Les Nouvelles littéraires
5 décembre 1936
René Lalou
Le Livre de la semaine
Une seule enveloppe apporte aux critiques les trois plus récents ouvrages d’André Gide : Nouvelles Pages de Journal, Geneviève et Retour de l'U.R.S.S.. Littérature d'abord : parlons donc de Geneviève. Son héroïne n’est pas une
inconnue pour nous : à en croire Gide, ce fut elle qui lui confia
les deux cahiers écrits par sa mère en lui suggérant de les publier
sous ce titre : l'École des Femmes. Le livre appelait un
supplément : Robert apporta la réponse du mari conformiste
au journal de l'épouse qui l'accusait d'hypocrisie. Aujourd'hui, Gide
feint que Geneviève lui ait adressé « le début d'un récit en quelque
sorte complémentaire ». Le troisième volet du triptyque semble
donc, au premier abord, la confession d'une jeune fille. Mais ce n'est là qu'une apparence.

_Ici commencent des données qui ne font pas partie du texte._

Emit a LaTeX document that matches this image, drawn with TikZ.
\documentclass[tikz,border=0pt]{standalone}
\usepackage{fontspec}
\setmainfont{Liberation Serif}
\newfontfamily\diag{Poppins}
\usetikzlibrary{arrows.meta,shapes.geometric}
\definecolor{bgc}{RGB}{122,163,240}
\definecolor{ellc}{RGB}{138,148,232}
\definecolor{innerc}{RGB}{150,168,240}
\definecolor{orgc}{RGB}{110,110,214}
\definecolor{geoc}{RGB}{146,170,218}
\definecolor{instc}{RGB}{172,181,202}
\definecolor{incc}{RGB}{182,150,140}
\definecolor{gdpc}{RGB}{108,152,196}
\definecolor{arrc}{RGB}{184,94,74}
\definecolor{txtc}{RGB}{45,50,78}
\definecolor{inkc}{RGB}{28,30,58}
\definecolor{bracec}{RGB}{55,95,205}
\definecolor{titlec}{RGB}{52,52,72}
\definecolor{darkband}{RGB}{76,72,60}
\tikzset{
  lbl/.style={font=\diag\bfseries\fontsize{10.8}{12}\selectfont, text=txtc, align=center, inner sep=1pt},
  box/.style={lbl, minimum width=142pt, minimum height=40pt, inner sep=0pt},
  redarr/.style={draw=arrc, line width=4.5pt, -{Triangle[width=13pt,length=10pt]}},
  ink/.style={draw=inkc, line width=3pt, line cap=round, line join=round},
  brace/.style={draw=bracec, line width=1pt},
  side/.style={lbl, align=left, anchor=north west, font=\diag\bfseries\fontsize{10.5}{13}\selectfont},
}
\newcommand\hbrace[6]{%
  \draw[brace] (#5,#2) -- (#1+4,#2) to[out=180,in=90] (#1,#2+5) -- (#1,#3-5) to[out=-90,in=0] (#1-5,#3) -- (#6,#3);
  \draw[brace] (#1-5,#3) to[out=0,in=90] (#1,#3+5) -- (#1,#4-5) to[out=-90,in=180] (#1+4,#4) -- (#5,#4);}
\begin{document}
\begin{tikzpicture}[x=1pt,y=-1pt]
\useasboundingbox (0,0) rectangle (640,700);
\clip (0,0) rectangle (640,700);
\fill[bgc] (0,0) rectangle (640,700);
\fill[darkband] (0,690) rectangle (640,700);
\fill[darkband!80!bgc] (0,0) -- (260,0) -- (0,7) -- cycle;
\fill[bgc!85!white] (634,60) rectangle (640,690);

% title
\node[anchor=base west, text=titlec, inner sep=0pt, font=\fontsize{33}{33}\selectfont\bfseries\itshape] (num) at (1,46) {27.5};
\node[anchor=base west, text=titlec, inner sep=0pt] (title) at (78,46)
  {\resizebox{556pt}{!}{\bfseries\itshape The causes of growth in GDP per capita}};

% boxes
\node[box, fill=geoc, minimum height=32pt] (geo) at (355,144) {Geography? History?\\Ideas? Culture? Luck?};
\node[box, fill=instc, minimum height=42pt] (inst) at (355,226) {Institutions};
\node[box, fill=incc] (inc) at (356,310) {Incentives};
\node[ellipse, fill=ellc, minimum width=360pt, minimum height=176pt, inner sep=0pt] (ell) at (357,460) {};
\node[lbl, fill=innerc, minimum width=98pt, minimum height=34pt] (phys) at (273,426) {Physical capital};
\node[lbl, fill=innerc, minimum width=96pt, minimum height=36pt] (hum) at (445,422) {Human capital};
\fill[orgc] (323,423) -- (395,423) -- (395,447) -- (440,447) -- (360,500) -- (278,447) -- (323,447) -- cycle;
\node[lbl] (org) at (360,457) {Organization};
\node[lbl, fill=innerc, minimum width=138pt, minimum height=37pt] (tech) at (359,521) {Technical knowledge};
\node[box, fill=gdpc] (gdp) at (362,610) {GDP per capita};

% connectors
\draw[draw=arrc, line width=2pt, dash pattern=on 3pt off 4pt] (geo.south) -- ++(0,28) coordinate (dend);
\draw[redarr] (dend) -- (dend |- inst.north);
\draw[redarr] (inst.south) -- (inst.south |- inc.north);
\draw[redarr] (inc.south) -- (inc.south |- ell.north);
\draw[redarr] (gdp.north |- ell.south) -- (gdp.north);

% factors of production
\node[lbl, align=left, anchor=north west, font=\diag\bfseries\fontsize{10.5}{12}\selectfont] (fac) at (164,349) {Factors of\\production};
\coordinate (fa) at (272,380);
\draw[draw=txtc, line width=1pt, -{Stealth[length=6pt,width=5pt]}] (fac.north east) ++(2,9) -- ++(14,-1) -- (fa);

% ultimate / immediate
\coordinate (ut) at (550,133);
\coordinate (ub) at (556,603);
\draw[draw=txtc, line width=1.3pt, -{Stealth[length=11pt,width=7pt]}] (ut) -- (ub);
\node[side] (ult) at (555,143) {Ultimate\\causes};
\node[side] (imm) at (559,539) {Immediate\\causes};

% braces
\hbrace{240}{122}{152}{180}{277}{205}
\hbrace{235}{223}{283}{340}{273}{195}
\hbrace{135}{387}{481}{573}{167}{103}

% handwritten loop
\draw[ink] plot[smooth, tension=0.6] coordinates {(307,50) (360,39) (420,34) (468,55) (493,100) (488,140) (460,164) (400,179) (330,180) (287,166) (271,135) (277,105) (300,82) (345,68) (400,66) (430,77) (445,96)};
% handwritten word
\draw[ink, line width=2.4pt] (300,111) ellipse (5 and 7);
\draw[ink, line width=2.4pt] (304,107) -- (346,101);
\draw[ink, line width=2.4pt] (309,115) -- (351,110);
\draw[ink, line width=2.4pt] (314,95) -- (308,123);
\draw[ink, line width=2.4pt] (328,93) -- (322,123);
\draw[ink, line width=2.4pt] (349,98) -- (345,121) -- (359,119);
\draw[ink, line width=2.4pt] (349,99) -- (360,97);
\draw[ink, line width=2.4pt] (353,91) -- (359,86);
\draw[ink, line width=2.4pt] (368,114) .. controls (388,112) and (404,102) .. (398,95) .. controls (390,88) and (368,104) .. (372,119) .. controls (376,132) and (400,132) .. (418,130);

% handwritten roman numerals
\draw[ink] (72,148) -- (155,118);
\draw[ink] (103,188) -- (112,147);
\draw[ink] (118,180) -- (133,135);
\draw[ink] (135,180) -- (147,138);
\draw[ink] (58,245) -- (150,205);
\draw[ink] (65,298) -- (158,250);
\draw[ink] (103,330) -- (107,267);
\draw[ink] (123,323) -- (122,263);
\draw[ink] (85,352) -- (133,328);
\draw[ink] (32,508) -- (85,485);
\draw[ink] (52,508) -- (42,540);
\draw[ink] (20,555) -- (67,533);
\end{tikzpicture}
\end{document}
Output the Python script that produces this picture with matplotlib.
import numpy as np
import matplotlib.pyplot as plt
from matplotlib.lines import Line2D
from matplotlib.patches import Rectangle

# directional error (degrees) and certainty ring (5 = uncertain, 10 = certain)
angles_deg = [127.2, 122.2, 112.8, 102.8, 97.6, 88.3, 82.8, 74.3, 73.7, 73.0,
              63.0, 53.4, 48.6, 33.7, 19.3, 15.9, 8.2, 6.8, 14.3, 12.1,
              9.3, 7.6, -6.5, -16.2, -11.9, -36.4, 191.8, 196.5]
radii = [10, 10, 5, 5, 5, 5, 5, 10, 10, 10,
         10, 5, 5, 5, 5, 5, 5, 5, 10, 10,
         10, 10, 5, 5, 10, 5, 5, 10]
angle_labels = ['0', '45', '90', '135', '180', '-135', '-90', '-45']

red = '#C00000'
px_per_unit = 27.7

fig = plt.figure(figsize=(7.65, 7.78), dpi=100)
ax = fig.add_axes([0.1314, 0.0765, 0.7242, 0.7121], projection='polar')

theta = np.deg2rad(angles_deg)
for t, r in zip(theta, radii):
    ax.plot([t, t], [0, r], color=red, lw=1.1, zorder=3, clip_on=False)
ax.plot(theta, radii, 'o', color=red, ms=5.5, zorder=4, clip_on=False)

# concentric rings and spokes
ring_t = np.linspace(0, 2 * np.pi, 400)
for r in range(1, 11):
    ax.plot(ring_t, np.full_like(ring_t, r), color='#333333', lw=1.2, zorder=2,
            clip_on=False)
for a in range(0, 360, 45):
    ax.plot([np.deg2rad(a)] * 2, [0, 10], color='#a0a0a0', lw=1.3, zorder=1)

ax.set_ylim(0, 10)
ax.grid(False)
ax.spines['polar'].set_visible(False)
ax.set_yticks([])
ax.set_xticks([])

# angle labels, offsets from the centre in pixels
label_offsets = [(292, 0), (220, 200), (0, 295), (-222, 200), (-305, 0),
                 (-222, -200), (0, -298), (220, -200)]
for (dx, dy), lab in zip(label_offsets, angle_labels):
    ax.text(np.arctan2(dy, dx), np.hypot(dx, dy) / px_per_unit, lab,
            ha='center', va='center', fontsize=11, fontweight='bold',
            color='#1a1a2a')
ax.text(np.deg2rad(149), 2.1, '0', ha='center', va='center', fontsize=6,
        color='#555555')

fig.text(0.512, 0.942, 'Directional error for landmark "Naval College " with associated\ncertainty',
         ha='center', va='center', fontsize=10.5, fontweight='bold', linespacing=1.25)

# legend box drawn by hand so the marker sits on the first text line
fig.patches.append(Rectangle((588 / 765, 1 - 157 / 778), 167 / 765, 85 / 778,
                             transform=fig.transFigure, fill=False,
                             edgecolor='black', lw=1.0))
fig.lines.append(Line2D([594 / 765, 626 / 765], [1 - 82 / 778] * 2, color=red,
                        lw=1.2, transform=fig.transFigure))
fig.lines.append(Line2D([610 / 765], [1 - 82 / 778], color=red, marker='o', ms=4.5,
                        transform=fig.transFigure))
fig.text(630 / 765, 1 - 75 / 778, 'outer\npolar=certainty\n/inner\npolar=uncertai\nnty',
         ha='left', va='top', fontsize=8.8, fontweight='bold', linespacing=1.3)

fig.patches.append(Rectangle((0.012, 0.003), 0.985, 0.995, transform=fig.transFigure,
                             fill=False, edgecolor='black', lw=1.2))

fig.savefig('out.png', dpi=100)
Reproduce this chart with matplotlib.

Geneviève, en effet, raconte la crise de sa seizième année ; mais
elle le fait dix-huit ans plus tard, mêlant ses réflexions de femme
aux souvenirs de son adolescence. Or, elle-même reconnaît que la « situation
de la femme a changé considérablement depuis la guerre ». Observant
que sa mère pouvait seulement, vers 1894, « souhaiter
sa liberté », elle ajoute : « à présent, il ne s'agit
plus de la souhaiter mais de la prendre. » Nos jeunes contemporaines
penseront sans doute que ce stade-là aussi est dépassé. Car le problème
pour elles est de savoir exercer une liberté qu'on ne leur refuse plus.
L'histoire de Geneviève leur paraîtra moins une « École ces jeunes
filles » qu'un précieux témoignage sur une époque de transition. Il comprend deux épisodes, habilement reliés. Geneviève fait revivre sa première passion pour une amie de lycée dont ses parents la séparent quand ils apprennent que Sara, fille du peintre Keller, a posé nue devant son père. Doit-on mépriser les bourgeois de 1913 d'avoir été gênés par cette révélation ? J'ai plutôt l’impression que, dans les aveux de Geneviève, les traits de sensualité féminine sont introduits avec quelque arbitraire et servent moins la volupté que la morale. Comme on la sent mieux à l'aise lorsqu’elle décrit cette « embardée de son esprit » qui la conduit à proposer au docteur Marchant de la rendre mère, afin de se prouver son droit à disposer d'elle-même ! Car son imagination, bien plus que
ses sens, était engagée dans les deux phases d'une lutte pour ce qu'elle
nommait « l'indépendance féminine ». Mais une émouvante surprise
nous attend lorsque sa mère lui laisse deviner, par une « confidence
inachevée », que depuis longtemps le docteur et elle s'aiment
d'un amour sans espoir. Que la jeune impulsive ait brutalement accroché « tous
ces fils mystérieux et fragiles tissés secrètement de cœur à cœur »,
c'est la véritable tragédie de Geneviève. Sobrement évoquée, elle achève
sur une note de pathétique humain ce récit où l'auteur et sa collaboratrice
imaginaire veulent que nous trouvions un « avertissement »,
afin que le roman de Geneviève puisse compter parmi les « traités » d'André Gide.